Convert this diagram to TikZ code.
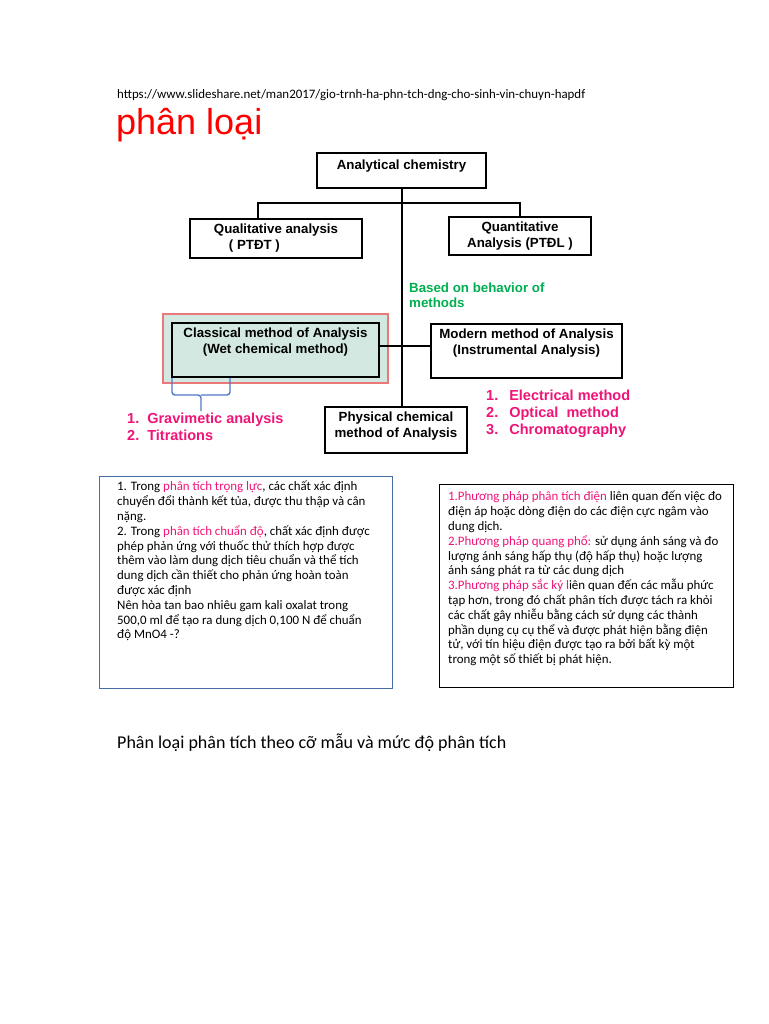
\documentclass[tikz,border=0pt]{standalone}
\usepackage{fontspec}
\setmainfont{Carlito}
\newfontfamily\arial{Liberation Sans}
\usetikzlibrary{positioning}
\definecolor{pk}{RGB}{240,20,120}
\definecolor{grn}{RGB}{0,176,80}
\definecolor{tealfill}{RGB}{210,232,225}
\definecolor{pinkborder}{RGB}{235,120,120}
\definecolor{bracecol}{RGB}{80,120,200}
\definecolor{boxblue}{RGB}{70,110,165}
\tikzset{
  box/.style={draw=black, line width=2pt, fill=white, align=center, inner sep=0pt,
    font=\arial\bfseries\fontsize{13.3}{16}\selectfont},
  conn/.style={line width=2pt},
  listtext/.style={anchor=base west, inner sep=0pt, text=pk, font=\arial\bfseries\fontsize{14.5}{17}\selectfont},
  notebox/.style={anchor=north west, inner xsep=0pt, inner ysep=0pt, font=\fontsize{12.9}{14.8}\selectfont},
}
\begin{document}
\begin{tikzpicture}[x=1pt,y=-1pt]
\useasboundingbox[fill=white] (0,0) rectangle (768,1024);

% header
\node[anchor=west, inner sep=0pt, font=\fontsize{12.9}{15}\selectfont] (url) at (117,95)
  {https://www.slideshare.net/man2017/gio-trnh-ha-phn-tch-dng-cho-sinh-vin-chuyn-hapdf};
\node[anchor=base west, inner sep=0pt, text=red, font=\arial\fontsize{36}{40}\selectfont] (title) at (116,135) {phân loại};

% diagram boxes
\node[box, minimum width=169, minimum height=35, text depth=13pt] (ac) at (401.5,171) {Analytical chemistry};
\node[box, minimum width=172, minimum height=38, align=left] (qual) at (276,238.5)
  {Qualitative analysis\\\hspace{15pt}( PTĐT )};
\node[box, minimum width=142, minimum height=38] (quant) at (520,236) {Quantitative\\Analysis (PTĐL )};

\node[draw=pinkborder, line width=1.2pt, fill=tealfill, minimum width=225, minimum height=69, inner sep=0pt] (outer) at (275.5,348.5) {};
\node[box, fill=tealfill, minimum width=207, minimum height=54, text depth=18pt] (inner) at (275.5,350)
  {Classical method of Analysis\\(Wet chemical method)};
\node[box, minimum width=191, minimum height=54, text depth=18pt] (modern) at (526.5,351)
  {Modern method of Analysis\\(Instrumental Analysis)};
\node[box, minimum width=142, minimum height=46, text depth=10pt] (phys) at (396,430)
  {Physical chemical\\method of Analysis};

\node[anchor=north west, inner sep=0pt, align=left, text=grn, font=\arial\bfseries\fontsize{13.3}{15}\selectfont] (basis) at (409,283)
  {Based on behavior of\\methods};

% connectors
\draw[conn] (ac.south) -- (ac.south |- phys.north);
\draw[conn] ([xshift=-18pt]qual.north) -- ++(0,-15) -| (quant.north);
\draw[conn] ([yshift=4pt]inner.east) -- ([yshift=4pt]modern.west |- inner.east);

% brace
\draw[bracecol, line width=1.4pt, rounded corners=3pt] ([xshift=1pt]inner.south west) |- (201,395) -- (201,411);
\draw[bracecol, line width=1.4pt, rounded corners=3pt] (230,378) |- (201,395);

% lists
\node[listtext] (g1) at (127,423) {1.\hspace{8pt}Gravimetic analysis};
\node[listtext] (g2) at (127,440) {2.\hspace{8pt}Titrations};
\node[listtext] (m1) at (486,400) {1.\hspace{11pt}Electrical method};
\node[listtext] (m2) at (486,417) {2.\hspace{11pt}Optical\ \ method};
\node[listtext] (m3) at (486,434) {3.\hspace{11pt}Chromatography};

% note boxes
\node[draw=boxblue, line width=1.4pt, anchor=north west, inner sep=0pt, minimum width=293, minimum height=212] (lbox) at (99,475.5) {};
\node[notebox] (ltext) at (117,481) {\begin{minipage}[t]{272pt}\raggedright
1. Trong \textcolor{pk}{phân tích trọng lực}, các chất xác định\\
chuyển đổi thành kết tủa, được thu thập và cân\\
nặng.\\
2. Trong \textcolor{pk}{phân tích chuẩn độ}, chất xác định được\\
phép phản ứng với thuốc thử thích hợp được\\
thêm vào làm dung dịch tiêu chuẩn và thể tích\\
dung dịch cần thiết cho phản ứng hoàn toàn\\
được xác định\\
Nên hòa tan bao nhiêu gam kali oxalat trong\\
500,0 ml để tạo ra dung dịch 0,100 N để chuẩn\\
độ MnO4 -?
\end{minipage}};

\node[draw=black, line width=1.4pt, anchor=north west, inner sep=0pt, minimum width=294, minimum height=203] (rbox) at (438.5,483.5) {};
\node[notebox] (rtext) at (448,491) {\begin{minipage}[t]{285pt}\raggedright
\textcolor{pk}{1.Phương pháp phân tích điện} liên quan đến việc đo\\
điện áp hoặc dòng điện do các điện cực ngâm vào\\
dung dịch.\\
\textcolor{pk}{2.Phương pháp quang phổ:} sử dụng ánh sáng và đo\\
lượng ánh sáng hấp thụ (độ hấp thụ) hoặc lượng\\
ánh sáng phát ra từ các dung dịch\\
\textcolor{pk}{3.Phương pháp sắc ký l}iên quan đến các mẫu phức\\
tạp hơn, trong đó chất phân tích được tách ra khỏi\\
các chất gây nhiễu bằng cách sử dụng các thành\\
phần dụng cụ cụ thể và được phát hiện bằng điện\\
tử, với tín hiệu điện được tạo ra bởi bất kỳ một\\
trong một số thiết bị phát hiện.
\end{minipage}};

\node[anchor=base west, inner sep=0pt, font=\fontsize{18}{21}\selectfont] (bottom) at (117,748)
  {Phân loại phân tích theo cỡ mẫu và mức độ phân tích};
\end{tikzpicture}
\end{document}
□ □ □ □
:: TASK OBJECTIVE ::
Pictures are excluded; copy all other data exactly as shown.

:: TASK RESULT ::
Convert this diagram to TikZ code.
\documentclass[tikz,border=0pt]{standalone}
\usepackage{fontspec}
\setmainfont{Carlito}
\newfontfamily\arial{Liberation Sans}
\usetikzlibrary{positioning}
\definecolor{pk}{RGB}{240,20,120}
\definecolor{grn}{RGB}{0,176,80}
\definecolor{tealfill}{RGB}{210,232,225}
\definecolor{pinkborder}{RGB}{235,120,120}
\definecolor{bracecol}{RGB}{80,120,200}
\definecolor{boxblue}{RGB}{70,110,165}
\tikzset{
  box/.style={draw=black, line width=2pt, fill=white, align=center, inner sep=0pt,
    font=\arial\bfseries\fontsize{13.3}{16}\selectfont},
  conn/.style={line width=2pt},
  listtext/.style={anchor=base west, inner sep=0pt, text=pk, font=\arial\bfseries\fontsize{14.5}{17}\selectfont},
  notebox/.style={anchor=north west, inner xsep=0pt, inner ysep=0pt, font=\fontsize{12.9}{14.8}\selectfont},
}
\begin{document}
\begin{tikzpicture}[x=1pt,y=-1pt]
\useasboundingbox[fill=white] (0,0) rectangle (768,1024);

% header
\node[anchor=west, inner sep=0pt, font=\fontsize{12.9}{15}\selectfont] (url) at (117,95)
  {https://www.slideshare.net/man2017/gio-trnh-ha-phn-tch-dng-cho-sinh-vin-chuyn-hapdf};
\node[anchor=base west, inner sep=0pt, text=red, font=\arial\fontsize{36}{40}\selectfont] (title) at (116,135) {phân loại};

% diagram boxes
\node[box, minimum width=169, minimum height=35, text depth=13pt] (ac) at (401.5,171) {Analytical chemistry};
\node[box, minimum width=172, minimum height=38, align=left] (qual) at (276,238.5)
  {Qualitative analysis\\\hspace{15pt}( PTĐT )};
\node[box, minimum width=142, minimum height=38] (quant) at (520,236) {Quantitative\\Analysis (PTĐL )};

\node[draw=pinkborder, line width=1.2pt, fill=tealfill, minimum width=225, minimum height=69, inner sep=0pt] (outer) at (275.5,348.5) {};
\node[box, fill=tealfill, minimum width=207, minimum height=54, text depth=18pt] (inner) at (275.5,350)
  {Classical method of Analysis\\(Wet chemical method)};
\node[box, minimum width=191, minimum height=54, text depth=18pt] (modern) at (526.5,351)
  {Modern method of Analysis\\(Instrumental Analysis)};
\node[box, minimum width=142, minimum height=46, text depth=10pt] (phys) at (396,430)
  {Physical chemical\\method of Analysis};

\node[anchor=north west, inner sep=0pt, align=left, text=grn, font=\arial\bfseries\fontsize{13.3}{15}\selectfont] (basis) at (409,283)
  {Based on behavior of\\methods};

% connectors
\draw[conn] (ac.south) -- (ac.south |- phys.north);
\draw[conn] ([xshift=-18pt]qual.north) -- ++(0,-15) -| (quant.north);
\draw[conn] ([yshift=4pt]inner.east) -- ([yshift=4pt]modern.west |- inner.east);

% brace
\draw[bracecol, line width=1.4pt, rounded corners=3pt] ([xshift=1pt]inner.south west) |- (201,395) -- (201,411);
\draw[bracecol, line width=1.4pt, rounded corners=3pt] (230,378) |- (201,395);

% lists
\node[listtext] (g1) at (127,423) {1.\hspace{8pt}Gravimetic analysis};
\node[listtext] (g2) at (127,440) {2.\hspace{8pt}Titrations};
\node[listtext] (m1) at (486,400) {1.\hspace{11pt}Electrical method};
\node[listtext] (m2) at (486,417) {2.\hspace{11pt}Optical\ \ method};
\node[listtext] (m3) at (486,434) {3.\hspace{11pt}Chromatography};

% note boxes
\node[draw=boxblue, line width=1.4pt, anchor=north west, inner sep=0pt, minimum width=293, minimum height=212] (lbox) at (99,475.5) {};
\node[notebox] (ltext) at (117,481) {\begin{minipage}[t]{272pt}\raggedright
1. Trong \textcolor{pk}{phân tích trọng lực}, các chất xác định\\
chuyển đổi thành kết tủa, được thu thập và cân\\
nặng.\\
2. Trong \textcolor{pk}{phân tích chuẩn độ}, chất xác định được\\
phép phản ứng với thuốc thử thích hợp được\\
thêm vào làm dung dịch tiêu chuẩn và thể tích\\
dung dịch cần thiết cho phản ứng hoàn toàn\\
được xác định\\
Nên hòa tan bao nhiêu gam kali oxalat trong\\
500,0 ml để tạo ra dung dịch 0,100 N để chuẩn\\
độ MnO4 -?
\end{minipage}};

\node[draw=black, line width=1.4pt, anchor=north west, inner sep=0pt, minimum width=294, minimum height=203] (rbox) at (438.5,483.5) {};
\node[notebox] (rtext) at (448,491) {\begin{minipage}[t]{285pt}\raggedright
\textcolor{pk}{1.Phương pháp phân tích điện} liên quan đến việc đo\\
điện áp hoặc dòng điện do các điện cực ngâm vào\\
dung dịch.\\
\textcolor{pk}{2.Phương pháp quang phổ:} sử dụng ánh sáng và đo\\
lượng ánh sáng hấp thụ (độ hấp thụ) hoặc lượng\\
ánh sáng phát ra từ các dung dịch\\
\textcolor{pk}{3.Phương pháp sắc ký l}iên quan đến các mẫu phức\\
tạp hơn, trong đó chất phân tích được tách ra khỏi\\
các chất gây nhiễu bằng cách sử dụng các thành\\
phần dụng cụ cụ thể và được phát hiện bằng điện\\
tử, với tín hiệu điện được tạo ra bởi bất kỳ một\\
trong một số thiết bị phát hiện.
\end{minipage}};

\node[anchor=base west, inner sep=0pt, font=\fontsize{18}{21}\selectfont] (bottom) at (117,748)
  {Phân loại phân tích theo cỡ mẫu và mức độ phân tích};
\end{tikzpicture}
\end{document}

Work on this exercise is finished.